"The noun hur - rendered by me as 'companions pure' - is a plural of both ahwar (masc) and hawra (fem), either of which describes 'a person distinguished by hawar, which latter term primarily denotes 'intense whiteness of the eyeballs and lustrous black of the iris' (Qamus).
Hur implies the following ideas: (1) purity; possibly the word Hawwariyun as applied to the first Disciples of Jesus is connected with this root; (2) beauty, especially of eyes where the intense white of the eye-balls stands out against the intense black of the pupil, thus giving the appearance of lustre, and intense feeling, as opposed to dullness or want of expression; and (3) truth and goodwill.
It is clear that the term huri, used in the (idhafah) construction hur-al-'ayn, meant something specific to the Jahili Arab. She was 'so called by the Arabs of the desert because of her whiteness or fairness or cleanness'. She was a woman of 'clear complexion and skin'.[41] The description given of the huri are specific and sensual - youthful virgin females with large dark eyes, white skin, and a pliant character - 'while nowhere?are found similar descriptions detailing, if not the beauty, at least the modest or even perhaps hidden assets of earthly wives'.[42]
The specific depiction here of the companions of Paradise demonstrates the Qur'an's familiarity with the dreams and desires of those Arabs. The Qur'an offers the huri as an incentive to aspire after truth. It is impossible to believe that the Qur'an intends white women with large eyes to represent a single universal description of beauty for all humankind. If we take these mythological depictions universally as the ideal female, a number of culturally specific limitations are forced on the divergent audiences of the Qur'an.

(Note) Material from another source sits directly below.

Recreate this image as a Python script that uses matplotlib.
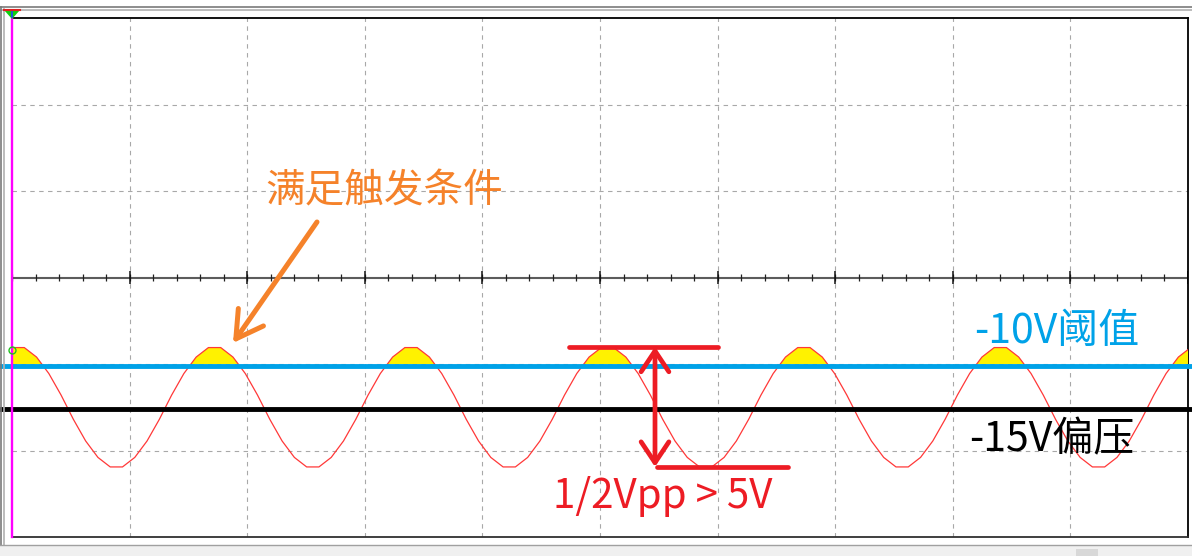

The value of these particulars is extremely limited.
The Qur'an itself demonstrates the limitation of this particular description when the community of believers in Islam had increased in number and established itself at Madinah. After the Makkan period, the Qur'an never uses this term again to depict the companions in Paradise. After Madinah, it describes the companions of Paradise in generic terms, 'For those who keep from evil, with their Lord are Gardens underneath which rivers flow, and pure azwaj and contentment from Allah.' (3:15). Keeping in mind my arguments about the generic use of certain terms, 'believers' here are either male or female, especially as azwaj is used for both in the Qur'an.
41 Edward William Lane, An Arabic-English Lexicon, 8 vols. (London: Librarie du Liban, 1980), Part Jim To Ta, p.666
42 Fatna A Sabbah, Woman in the Muslim Unconscious, translated by Mary Jo Lakeland from the French, La Femme dans l'inconscient Musulman (New York: Pergamon Press, 1984) p.95
Sounds like a very specific image of beauty.